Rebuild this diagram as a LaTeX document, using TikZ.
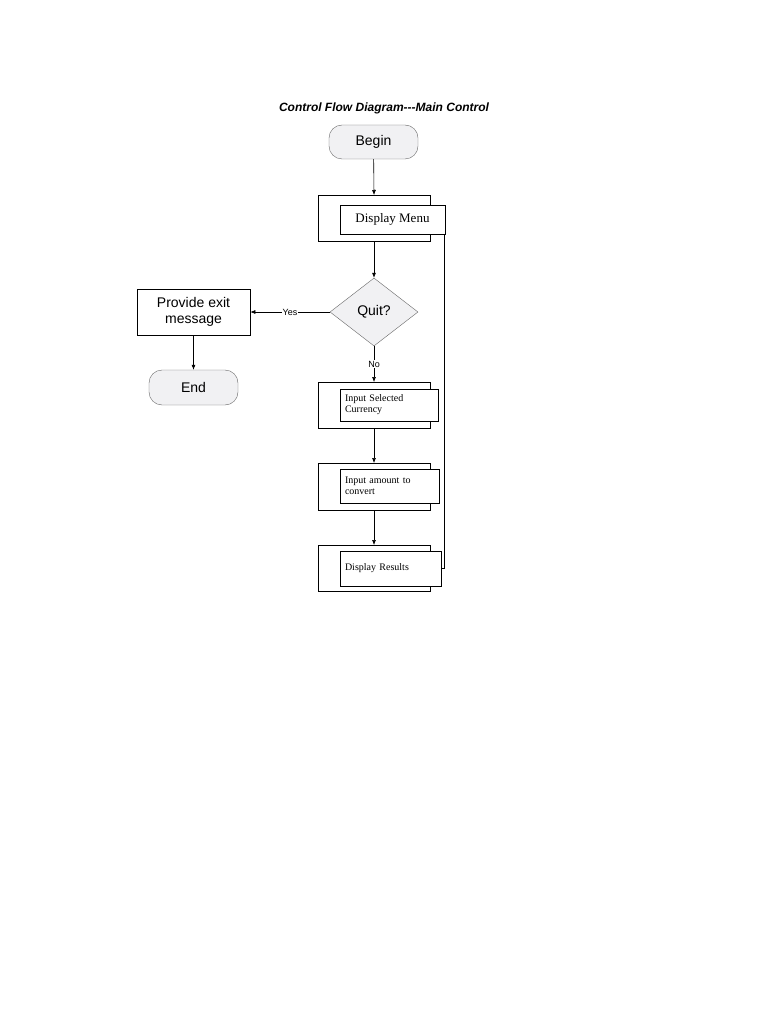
\documentclass[tikz,border=0pt]{standalone}
\usepackage{fontspec}
\setmainfont{Liberation Serif}
\newfontfamily\sansf{Liberation Sans}
\usetikzlibrary{shapes.geometric,arrows.meta}
\begin{document}
\begin{tikzpicture}[x=1pt,y=-1pt,
  term/.style={draw=black!60,fill=blue!8!gray!10,rounded corners=13pt,font=\sansf\fontsize{14}{16}\selectfont},
  proc/.style={draw,line width=0.6pt},
  inner/.style={draw,fill=white,line width=0.6pt,align=left,font=\fontsize{10}{11}\selectfont},
  arr/.style={-{Latex[length=5pt,width=4pt]},line width=0.6pt},
  lbl/.style={font=\sansf\fontsize{9}{10}\selectfont,fill=white,inner sep=1pt}]
\useasboundingbox (0,0) rectangle (768,1024);
\node[font=\sansf\bfseries\itshape\fontsize{12}{14}\selectfont] (title) at (384,108) {Control Flow Diagram---Main Control};
\node[term,minimum width=89pt,minimum height=34pt] (begin) at (373.5,142) {Begin};
% Display Menu
\draw[proc] (318,195) rectangle (430,241);
\coordinate (dmtop) at (374,195); \coordinate (dmbot) at (374,241);
\node[inner,draw,minimum width=105pt,minimum height=29pt,font=\fontsize{13}{14}\selectfont] (dm) at (392.5,219.5) {Display Menu};
\node[diamond,draw=black!60,fill=blue!8!gray!10,minimum width=88pt,minimum height=68pt,inner sep=0pt,aspect=1.3,font=\sansf\fontsize{14}{16}\selectfont] (quit) at (374,312) {Quit?};
\node[draw,line width=0.6pt,minimum width=113pt,minimum height=46pt,align=center,font=\sansf\fontsize{14}{16}\selectfont] (exit) at (193.5,312) {Provide exit\\message};
\node[term,minimum width=89pt,minimum height=35pt] (end) at (193.5,387.5) {End};
% Input selected
\draw[proc] (318,382) rectangle (430,428);
\coordinate (istop) at (374,382); \coordinate (isbot) at (374,428);
\node[inner,minimum width=98pt,minimum height=32pt,text width=88pt] (is) at (389,405) {Input Selected\\Currency};
% Input amount
\draw[proc] (318,463) rectangle (430,510);
\coordinate (iatop) at (374,463); \coordinate (iabot) at (374,510);
\node[inner,minimum width=99pt,minimum height=34pt,text width=89pt] (ia) at (389.5,486) {Input amount to\\convert};
% Display results
\draw[proc] (318,545) rectangle (430,591);
\coordinate (drtop) at (374,545);
\node[inner,minimum width=101pt,minimum height=35pt,text width=91pt] (dr) at (390.5,568.5) {Display Results};
\draw[arr] (begin) -- (dmtop);
\draw[arr] (dmbot) -- (quit.north);
\draw[arr] (quit.west) -- node[lbl,pos=0.5]{Yes} (exit.east);
\draw[arr] (exit) -- (end);
\draw[arr] (quit.south) -- node[lbl,pos=0.5]{No} (istop);
\draw[arr] (isbot) -- (iatop);
\draw[arr] (iabot) -- (drtop);
\draw[line width=0.6pt] (dr.east) -- ++(3,0) |- (dm.south east);
\end{tikzpicture}
\end{document}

◇ ◇ ◇ ◇ ◇ ◇ ◇

- SET PROBLEM: Omit the pictures and give the material again, exactly and in full.

- TASK RESPONSE:
Rebuild this diagram as a LaTeX document, using TikZ.
\documentclass[tikz,border=0pt]{standalone}
\usepackage{fontspec}
\setmainfont{Liberation Serif}
\newfontfamily\sansf{Liberation Sans}
\usetikzlibrary{shapes.geometric,arrows.meta}
\begin{document}
\begin{tikzpicture}[x=1pt,y=-1pt,
  term/.style={draw=black!60,fill=blue!8!gray!10,rounded corners=13pt,font=\sansf\fontsize{14}{16}\selectfont},
  proc/.style={draw,line width=0.6pt},
  inner/.style={draw,fill=white,line width=0.6pt,align=left,font=\fontsize{10}{11}\selectfont},
  arr/.style={-{Latex[length=5pt,width=4pt]},line width=0.6pt},
  lbl/.style={font=\sansf\fontsize{9}{10}\selectfont,fill=white,inner sep=1pt}]
\useasboundingbox (0,0) rectangle (768,1024);
\node[font=\sansf\bfseries\itshape\fontsize{12}{14}\selectfont] (title) at (384,108) {Control Flow Diagram---Main Control};
\node[term,minimum width=89pt,minimum height=34pt] (begin) at (373.5,142) {Begin};
% Display Menu
\draw[proc] (318,195) rectangle (430,241);
\coordinate (dmtop) at (374,195); \coordinate (dmbot) at (374,241);
\node[inner,draw,minimum width=105pt,minimum height=29pt,font=\fontsize{13}{14}\selectfont] (dm) at (392.5,219.5) {Display Menu};
\node[diamond,draw=black!60,fill=blue!8!gray!10,minimum width=88pt,minimum height=68pt,inner sep=0pt,aspect=1.3,font=\sansf\fontsize{14}{16}\selectfont] (quit) at (374,312) {Quit?};
\node[draw,line width=0.6pt,minimum width=113pt,minimum height=46pt,align=center,font=\sansf\fontsize{14}{16}\selectfont] (exit) at (193.5,312) {Provide exit\\message};
\node[term,minimum width=89pt,minimum height=35pt] (end) at (193.5,387.5) {End};
% Input selected
\draw[proc] (318,382) rectangle (430,428);
\coordinate (istop) at (374,382); \coordinate (isbot) at (374,428);
\node[inner,minimum width=98pt,minimum height=32pt,text width=88pt] (is) at (389,405) {Input Selected\\Currency};
% Input amount
\draw[proc] (318,463) rectangle (430,510);
\coordinate (iatop) at (374,463); \coordinate (iabot) at (374,510);
\node[inner,minimum width=99pt,minimum height=34pt,text width=89pt] (ia) at (389.5,486) {Input amount to\\convert};
% Display results
\draw[proc] (318,545) rectangle (430,591);
\coordinate (drtop) at (374,545);
\node[inner,minimum width=101pt,minimum height=35pt,text width=91pt] (dr) at (390.5,568.5) {Display Results};
\draw[arr] (begin) -- (dmtop);
\draw[arr] (dmbot) -- (quit.north);
\draw[arr] (quit.west) -- node[lbl,pos=0.5]{Yes} (exit.east);
\draw[arr] (exit) -- (end);
\draw[arr] (quit.south) -- node[lbl,pos=0.5]{No} (istop);
\draw[arr] (isbot) -- (iatop);
\draw[arr] (iabot) -- (drtop);
\draw[line width=0.6pt] (dr.east) -- ++(3,0) |- (dm.south east);
\end{tikzpicture}
\end{document}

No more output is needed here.